Burke represents a ward on Chicago’s South Side, where former President Barack Obama’s rise to political power began, first as a community organizer and later as a state senator in the 1990s.
A criminal complaint filed in U.S. District Court alleges that Burke, who has been an alderman since 1969, “tried to extort the owners of a company that operates dozens of fast-food restaurants in the Chicago area and needed help with permits for remodeling a restaurant in Burke’s 14th Ward on the Southwest Side,” the Chicago Tribune reported.
The complaint further alleges that Burke asked one of the company’s executives to attend a political fundraiser, and the individual felt compelled to give maximum contributions to the candidate in order to satisfy Burke.
The alderman and his wife Anne, a justice on the Illinois Supreme Court, were max contributors themselves to Obama’s 2008 presidential primary campaign
An account in the Chicago Sun-Times appears to demonstrate Obama and Burke are friends, or at least had a friendly relationship with each other, based on the attention the then-president gave to the city politician at the Beverly Country Club in Chicago in 2012.
“I was waiting on the first hole while he (the president) was finishing up the ninth hole, when he graciously came over and inquired about Anne and Travis (the Burkes’ African-American son),” Burke recounted to the paper.
Breitbart reported Burke, 75, is the longest-serving alderman in Chicago.
“Anyone aspiring to a position of power in the Cook County Democrat Party must have Burke’s approval,” according to the news outlet. “He’s the Machine’s gatekeeper.”
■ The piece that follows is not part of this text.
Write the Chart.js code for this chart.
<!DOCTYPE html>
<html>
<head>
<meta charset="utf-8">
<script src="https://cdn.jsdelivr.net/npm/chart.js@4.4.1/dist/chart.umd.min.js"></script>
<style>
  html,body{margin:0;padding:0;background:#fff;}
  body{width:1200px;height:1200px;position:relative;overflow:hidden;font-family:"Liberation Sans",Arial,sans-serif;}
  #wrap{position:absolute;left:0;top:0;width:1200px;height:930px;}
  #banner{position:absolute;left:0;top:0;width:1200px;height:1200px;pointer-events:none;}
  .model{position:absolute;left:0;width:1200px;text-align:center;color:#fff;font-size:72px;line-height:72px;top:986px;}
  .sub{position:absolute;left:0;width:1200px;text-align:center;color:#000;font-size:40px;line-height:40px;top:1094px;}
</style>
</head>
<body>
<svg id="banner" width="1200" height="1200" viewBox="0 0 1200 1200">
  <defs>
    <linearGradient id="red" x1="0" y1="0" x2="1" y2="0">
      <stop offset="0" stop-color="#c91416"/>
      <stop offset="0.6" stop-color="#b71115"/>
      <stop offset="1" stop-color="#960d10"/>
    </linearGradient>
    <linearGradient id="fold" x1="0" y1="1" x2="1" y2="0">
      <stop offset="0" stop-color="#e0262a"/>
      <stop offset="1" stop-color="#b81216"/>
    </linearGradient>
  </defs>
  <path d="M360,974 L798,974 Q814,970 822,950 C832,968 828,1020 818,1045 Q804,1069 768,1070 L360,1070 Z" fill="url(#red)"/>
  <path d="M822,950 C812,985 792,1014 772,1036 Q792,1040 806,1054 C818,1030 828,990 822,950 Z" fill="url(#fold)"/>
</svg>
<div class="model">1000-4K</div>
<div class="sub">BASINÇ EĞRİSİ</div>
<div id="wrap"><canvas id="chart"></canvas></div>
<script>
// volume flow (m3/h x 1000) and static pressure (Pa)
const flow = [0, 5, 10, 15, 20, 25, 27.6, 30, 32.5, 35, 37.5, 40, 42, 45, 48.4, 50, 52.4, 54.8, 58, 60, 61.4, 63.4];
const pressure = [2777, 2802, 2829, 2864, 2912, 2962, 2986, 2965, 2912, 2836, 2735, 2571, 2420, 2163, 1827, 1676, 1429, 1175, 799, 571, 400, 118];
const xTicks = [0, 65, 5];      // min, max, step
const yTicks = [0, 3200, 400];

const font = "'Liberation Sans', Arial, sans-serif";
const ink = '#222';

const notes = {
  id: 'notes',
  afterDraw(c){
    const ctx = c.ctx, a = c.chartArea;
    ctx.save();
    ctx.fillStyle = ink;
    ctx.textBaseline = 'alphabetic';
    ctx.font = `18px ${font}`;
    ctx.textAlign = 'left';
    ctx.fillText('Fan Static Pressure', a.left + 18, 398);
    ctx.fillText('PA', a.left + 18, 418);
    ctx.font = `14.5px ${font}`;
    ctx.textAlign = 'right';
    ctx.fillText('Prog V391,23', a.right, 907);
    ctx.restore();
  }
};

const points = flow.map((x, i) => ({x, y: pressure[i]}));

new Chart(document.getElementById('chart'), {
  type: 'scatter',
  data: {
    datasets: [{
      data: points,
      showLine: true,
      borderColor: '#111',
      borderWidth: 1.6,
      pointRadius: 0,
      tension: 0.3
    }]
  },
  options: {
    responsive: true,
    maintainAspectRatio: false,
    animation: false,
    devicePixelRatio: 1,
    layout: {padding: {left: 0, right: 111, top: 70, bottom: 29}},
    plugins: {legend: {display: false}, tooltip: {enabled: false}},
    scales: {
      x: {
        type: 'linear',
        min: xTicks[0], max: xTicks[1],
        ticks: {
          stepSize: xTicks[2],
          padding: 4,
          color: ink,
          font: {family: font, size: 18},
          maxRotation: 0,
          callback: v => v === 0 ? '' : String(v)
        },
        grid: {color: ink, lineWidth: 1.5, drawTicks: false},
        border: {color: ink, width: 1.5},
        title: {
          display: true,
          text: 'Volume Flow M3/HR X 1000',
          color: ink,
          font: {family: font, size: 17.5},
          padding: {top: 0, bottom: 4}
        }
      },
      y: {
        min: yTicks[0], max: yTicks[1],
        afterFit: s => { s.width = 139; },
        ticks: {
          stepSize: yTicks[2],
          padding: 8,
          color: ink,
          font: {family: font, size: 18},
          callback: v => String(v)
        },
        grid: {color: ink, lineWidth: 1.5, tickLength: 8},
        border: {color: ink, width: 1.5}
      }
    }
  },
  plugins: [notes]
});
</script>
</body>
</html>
The Tribune reported that Burke controls millions of dollars in campaign funds.
When federal agents raided Burke’s city hall and ward offices in late November, some in the media speculated whether the move could have something to do with private legal work the alderman did for President Donald Trump.
Burke’s law firm, Klafter & Burke, represented Trump’s companies repeatedly over a 12-year period, seeking to reduce the taxes owed on properties, including Trump International Hotel & Tower in Chicago.
The attorney stopped working for the Trump Organization after the New York businessman became president.
The Times reported following the raids, based on a source, that they were in response to new allegations, meaning “for now, the investigation isn’t focused on Burke’s property-tax-appeal work for President Donald Trump.”
“It doesn’t mean, however, that those dots won’t be connected later,” the paper added.